## PROMPT
Skip the pictures. Repeat everything else in the records word for word.

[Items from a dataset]
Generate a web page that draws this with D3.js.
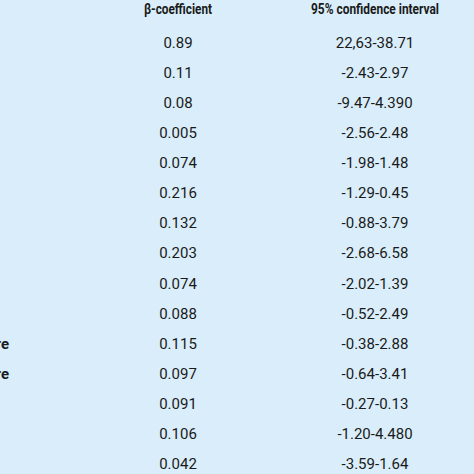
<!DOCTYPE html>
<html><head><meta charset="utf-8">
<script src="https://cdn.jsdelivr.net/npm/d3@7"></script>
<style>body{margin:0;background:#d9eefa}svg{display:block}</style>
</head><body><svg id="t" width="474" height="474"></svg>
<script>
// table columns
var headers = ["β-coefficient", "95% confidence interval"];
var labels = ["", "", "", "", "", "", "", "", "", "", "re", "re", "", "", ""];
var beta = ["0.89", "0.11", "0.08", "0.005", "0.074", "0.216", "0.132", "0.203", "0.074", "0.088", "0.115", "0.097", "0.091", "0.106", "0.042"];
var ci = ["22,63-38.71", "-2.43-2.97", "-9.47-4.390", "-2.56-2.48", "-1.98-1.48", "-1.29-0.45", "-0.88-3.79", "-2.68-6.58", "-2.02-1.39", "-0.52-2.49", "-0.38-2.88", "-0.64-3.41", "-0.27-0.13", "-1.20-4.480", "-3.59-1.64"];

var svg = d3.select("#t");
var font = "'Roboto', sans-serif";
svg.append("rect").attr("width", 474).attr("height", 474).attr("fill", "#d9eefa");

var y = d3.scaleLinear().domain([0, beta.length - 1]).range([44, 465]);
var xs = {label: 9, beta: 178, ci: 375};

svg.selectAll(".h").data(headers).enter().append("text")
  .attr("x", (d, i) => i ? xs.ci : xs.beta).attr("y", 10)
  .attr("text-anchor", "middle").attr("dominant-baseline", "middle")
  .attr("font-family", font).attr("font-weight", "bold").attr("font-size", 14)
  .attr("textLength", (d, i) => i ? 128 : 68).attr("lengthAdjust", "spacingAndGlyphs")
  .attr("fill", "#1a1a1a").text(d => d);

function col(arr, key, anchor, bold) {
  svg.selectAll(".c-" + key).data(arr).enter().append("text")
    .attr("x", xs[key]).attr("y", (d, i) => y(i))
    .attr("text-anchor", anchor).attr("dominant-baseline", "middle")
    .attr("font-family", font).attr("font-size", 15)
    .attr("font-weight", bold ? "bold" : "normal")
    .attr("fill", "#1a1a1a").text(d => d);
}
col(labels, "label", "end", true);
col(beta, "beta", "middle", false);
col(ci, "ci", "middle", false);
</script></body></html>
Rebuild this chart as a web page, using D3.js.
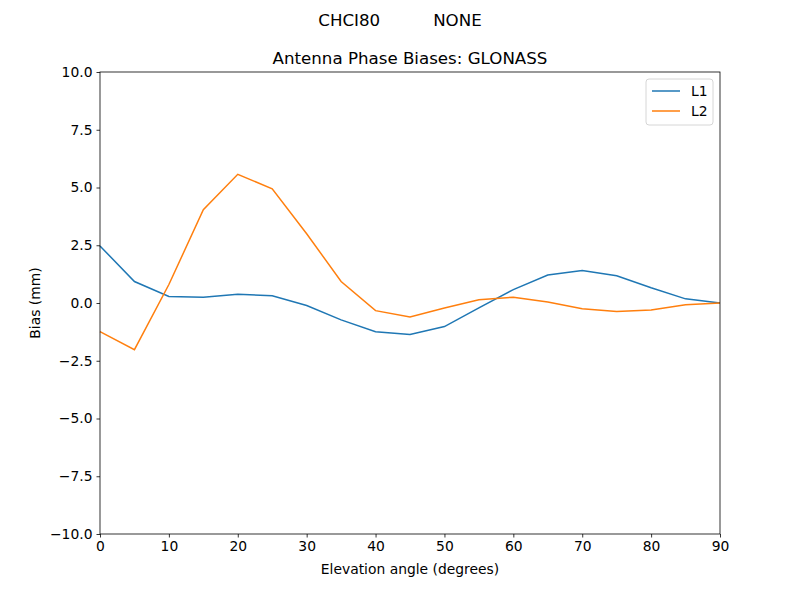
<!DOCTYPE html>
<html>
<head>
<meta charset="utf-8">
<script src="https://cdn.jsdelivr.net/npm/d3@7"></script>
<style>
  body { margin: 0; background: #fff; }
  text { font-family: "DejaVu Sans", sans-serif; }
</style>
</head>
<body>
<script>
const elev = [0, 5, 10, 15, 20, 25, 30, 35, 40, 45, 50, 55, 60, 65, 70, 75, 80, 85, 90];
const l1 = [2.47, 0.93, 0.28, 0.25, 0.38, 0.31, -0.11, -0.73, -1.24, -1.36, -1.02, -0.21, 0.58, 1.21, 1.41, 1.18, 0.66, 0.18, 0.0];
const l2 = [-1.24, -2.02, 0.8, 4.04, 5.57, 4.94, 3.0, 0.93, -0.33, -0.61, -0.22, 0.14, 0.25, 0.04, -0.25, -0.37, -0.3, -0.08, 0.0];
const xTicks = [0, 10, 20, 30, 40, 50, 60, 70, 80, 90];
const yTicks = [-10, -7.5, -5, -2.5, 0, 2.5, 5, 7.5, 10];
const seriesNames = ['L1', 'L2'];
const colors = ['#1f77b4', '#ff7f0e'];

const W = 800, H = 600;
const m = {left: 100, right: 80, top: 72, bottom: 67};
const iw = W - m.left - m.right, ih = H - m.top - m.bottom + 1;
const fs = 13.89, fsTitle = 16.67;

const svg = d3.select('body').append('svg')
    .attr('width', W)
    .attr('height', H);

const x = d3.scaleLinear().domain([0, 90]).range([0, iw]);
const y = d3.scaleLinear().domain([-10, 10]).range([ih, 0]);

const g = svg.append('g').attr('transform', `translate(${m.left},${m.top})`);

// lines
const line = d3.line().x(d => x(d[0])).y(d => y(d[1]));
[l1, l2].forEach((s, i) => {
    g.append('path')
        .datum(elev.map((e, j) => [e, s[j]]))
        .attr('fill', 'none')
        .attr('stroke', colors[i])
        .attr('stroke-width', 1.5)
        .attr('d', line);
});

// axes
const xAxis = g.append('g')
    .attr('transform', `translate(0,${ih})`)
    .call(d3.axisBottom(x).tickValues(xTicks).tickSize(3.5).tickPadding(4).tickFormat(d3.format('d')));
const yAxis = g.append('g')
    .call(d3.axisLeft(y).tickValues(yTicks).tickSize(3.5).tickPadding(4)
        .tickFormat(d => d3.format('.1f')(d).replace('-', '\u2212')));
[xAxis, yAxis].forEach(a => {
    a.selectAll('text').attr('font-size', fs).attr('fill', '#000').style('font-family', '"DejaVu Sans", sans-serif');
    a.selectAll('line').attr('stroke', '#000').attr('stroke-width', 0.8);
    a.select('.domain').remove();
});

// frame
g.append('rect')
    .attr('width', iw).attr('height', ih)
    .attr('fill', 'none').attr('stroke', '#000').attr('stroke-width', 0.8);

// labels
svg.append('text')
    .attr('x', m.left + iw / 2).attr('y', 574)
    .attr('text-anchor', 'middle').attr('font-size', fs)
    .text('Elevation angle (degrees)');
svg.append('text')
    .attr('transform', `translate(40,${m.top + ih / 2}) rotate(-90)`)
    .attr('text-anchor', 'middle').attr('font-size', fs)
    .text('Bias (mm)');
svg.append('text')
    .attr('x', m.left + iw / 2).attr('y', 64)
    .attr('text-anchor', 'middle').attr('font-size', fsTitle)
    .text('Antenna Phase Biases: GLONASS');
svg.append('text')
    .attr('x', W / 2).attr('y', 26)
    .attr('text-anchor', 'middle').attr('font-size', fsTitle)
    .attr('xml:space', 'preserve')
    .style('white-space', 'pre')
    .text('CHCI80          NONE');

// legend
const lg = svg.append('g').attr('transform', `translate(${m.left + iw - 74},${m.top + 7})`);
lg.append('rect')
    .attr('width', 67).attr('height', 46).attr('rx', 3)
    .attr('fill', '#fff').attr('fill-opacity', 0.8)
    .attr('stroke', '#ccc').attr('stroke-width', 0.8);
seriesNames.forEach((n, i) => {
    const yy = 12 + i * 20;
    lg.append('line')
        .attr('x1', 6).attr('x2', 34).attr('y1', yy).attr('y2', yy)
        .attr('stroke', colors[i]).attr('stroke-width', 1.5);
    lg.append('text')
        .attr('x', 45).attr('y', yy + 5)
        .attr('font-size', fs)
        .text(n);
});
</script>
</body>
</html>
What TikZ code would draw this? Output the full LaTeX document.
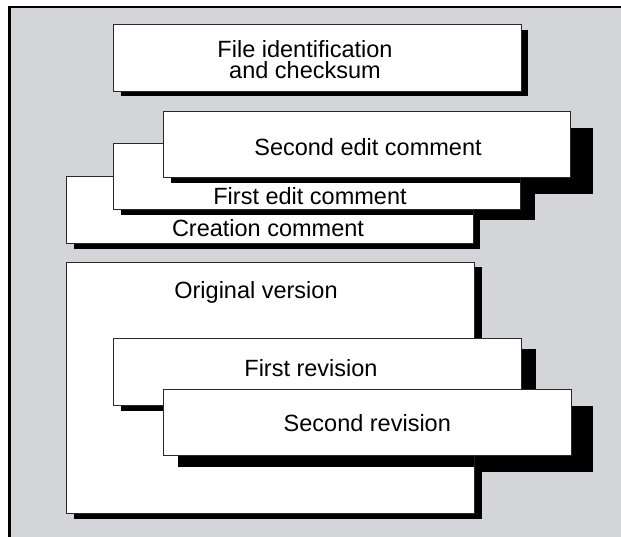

## WRITTEN SOLUTION
Generate a web page that draws this with D3.js.
<!DOCTYPE html>
<html><head><meta charset="utf-8">
<script src="https://cdn.jsdelivr.net/npm/d3@7"></script>
<style>body{margin:0;background:#d9eefa}svg{display:block}</style>
</head><body><svg id="t" width="474" height="474"></svg>
<script>
// table columns
var headers = ["β-coefficient", "95% confidence interval"];
var labels = ["", "", "", "", "", "", "", "", "", "", "re", "re", "", "", ""];
var beta = ["0.89", "0.11", "0.08", "0.005", "0.074", "0.216", "0.132", "0.203", "0.074", "0.088", "0.115", "0.097", "0.091", "0.106", "0.042"];
var ci = ["22,63-38.71", "-2.43-2.97", "-9.47-4.390", "-2.56-2.48", "-1.98-1.48", "-1.29-0.45", "-0.88-3.79", "-2.68-6.58", "-2.02-1.39", "-0.52-2.49", "-0.38-2.88", "-0.64-3.41", "-0.27-0.13", "-1.20-4.480", "-3.59-1.64"];

var svg = d3.select("#t");
var font = "'Roboto', sans-serif";
svg.append("rect").attr("width", 474).attr("height", 474).attr("fill", "#d9eefa");

var y = d3.scaleLinear().domain([0, beta.length - 1]).range([44, 465]);
var xs = {label: 9, beta: 178, ci: 375};

svg.selectAll(".h").data(headers).enter().append("text")
  .attr("x", (d, i) => i ? xs.ci : xs.beta).attr("y", 10)
  .attr("text-anchor", "middle").attr("dominant-baseline", "middle")
  .attr("font-family", font).attr("font-weight", "bold").attr("font-size", 14)
  .attr("textLength", (d, i) => i ? 128 : 68).attr("lengthAdjust", "spacingAndGlyphs")
  .attr("fill", "#1a1a1a").text(d => d);

function col(arr, key, anchor, bold) {
  svg.selectAll(".c-" + key).data(arr).enter().append("text")
    .attr("x", xs[key]).attr("y", (d, i) => y(i))
    .attr("text-anchor", anchor).attr("dominant-baseline", "middle")
    .attr("font-family", font).attr("font-size", 15)
    .attr("font-weight", bold ? "bold" : "normal")
    .attr("fill", "#1a1a1a").text(d => d);
}
col(labels, "label", "end", true);
col(beta, "beta", "middle", false);
col(ci, "ci", "middle", false);
</script></body></html>
Rebuild this chart as a web page, using D3.js.
<!DOCTYPE html>
<html>
<head>
<meta charset="utf-8">
<script src="https://cdn.jsdelivr.net/npm/d3@7"></script>
<style>
  body { margin: 0; background: #fff; }
  text { font-family: "DejaVu Sans", sans-serif; }
</style>
</head>
<body>
<script>
const elev = [0, 5, 10, 15, 20, 25, 30, 35, 40, 45, 50, 55, 60, 65, 70, 75, 80, 85, 90];
const l1 = [2.47, 0.93, 0.28, 0.25, 0.38, 0.31, -0.11, -0.73, -1.24, -1.36, -1.02, -0.21, 0.58, 1.21, 1.41, 1.18, 0.66, 0.18, 0.0];
const l2 = [-1.24, -2.02, 0.8, 4.04, 5.57, 4.94, 3.0, 0.93, -0.33, -0.61, -0.22, 0.14, 0.25, 0.04, -0.25, -0.37, -0.3, -0.08, 0.0];
const xTicks = [0, 10, 20, 30, 40, 50, 60, 70, 80, 90];
const yTicks = [-10, -7.5, -5, -2.5, 0, 2.5, 5, 7.5, 10];
const seriesNames = ['L1', 'L2'];
const colors = ['#1f77b4', '#ff7f0e'];

const W = 800, H = 600;
const m = {left: 100, right: 80, top: 72, bottom: 67};
const iw = W - m.left - m.right, ih = H - m.top - m.bottom + 1;
const fs = 13.89, fsTitle = 16.67;

const svg = d3.select('body').append('svg')
    .attr('width', W)
    .attr('height', H);

const x = d3.scaleLinear().domain([0, 90]).range([0, iw]);
const y = d3.scaleLinear().domain([-10, 10]).range([ih, 0]);

const g = svg.append('g').attr('transform', `translate(${m.left},${m.top})`);

// lines
const line = d3.line().x(d => x(d[0])).y(d => y(d[1]));
[l1, l2].forEach((s, i) => {
    g.append('path')
        .datum(elev.map((e, j) => [e, s[j]]))
        .attr('fill', 'none')
        .attr('stroke', colors[i])
        .attr('stroke-width', 1.5)
        .attr('d', line);
});

// axes
const xAxis = g.append('g')
    .attr('transform', `translate(0,${ih})`)
    .call(d3.axisBottom(x).tickValues(xTicks).tickSize(3.5).tickPadding(4).tickFormat(d3.format('d')));
const yAxis = g.append('g')
    .call(d3.axisLeft(y).tickValues(yTicks).tickSize(3.5).tickPadding(4)
        .tickFormat(d => d3.format('.1f')(d).replace('-', '\u2212')));
[xAxis, yAxis].forEach(a => {
    a.selectAll('text').attr('font-size', fs).attr('fill', '#000').style('font-family', '"DejaVu Sans", sans-serif');
    a.selectAll('line').attr('stroke', '#000').attr('stroke-width', 0.8);
    a.select('.domain').remove();
});

// frame
g.append('rect')
    .attr('width', iw).attr('height', ih)
    .attr('fill', 'none').attr('stroke', '#000').attr('stroke-width', 0.8);

// labels
svg.append('text')
    .attr('x', m.left + iw / 2).attr('y', 574)
    .attr('text-anchor', 'middle').attr('font-size', fs)
    .text('Elevation angle (degrees)');
svg.append('text')
    .attr('transform', `translate(40,${m.top + ih / 2}) rotate(-90)`)
    .attr('text-anchor', 'middle').attr('font-size', fs)
    .text('Bias (mm)');
svg.append('text')
    .attr('x', m.left + iw / 2).attr('y', 64)
    .attr('text-anchor', 'middle').attr('font-size', fsTitle)
    .text('Antenna Phase Biases: GLONASS');
svg.append('text')
    .attr('x', W / 2).attr('y', 26)
    .attr('text-anchor', 'middle').attr('font-size', fsTitle)
    .attr('xml:space', 'preserve')
    .style('white-space', 'pre')
    .text('CHCI80          NONE');

// legend
const lg = svg.append('g').attr('transform', `translate(${m.left + iw - 74},${m.top + 7})`);
lg.append('rect')
    .attr('width', 67).attr('height', 46).attr('rx', 3)
    .attr('fill', '#fff').attr('fill-opacity', 0.8)
    .attr('stroke', '#ccc').attr('stroke-width', 0.8);
seriesNames.forEach((n, i) => {
    const yy = 12 + i * 20;
    lg.append('line')
        .attr('x1', 6).attr('x2', 34).attr('y1', yy).attr('y2', yy)
        .attr('stroke', colors[i]).attr('stroke-width', 1.5);
    lg.append('text')
        .attr('x', 45).attr('y', yy + 5)
        .attr('font-size', fs)
        .text(n);
});
</script>
</body>
</html>
What TikZ code would draw this? Output the full LaTeX document.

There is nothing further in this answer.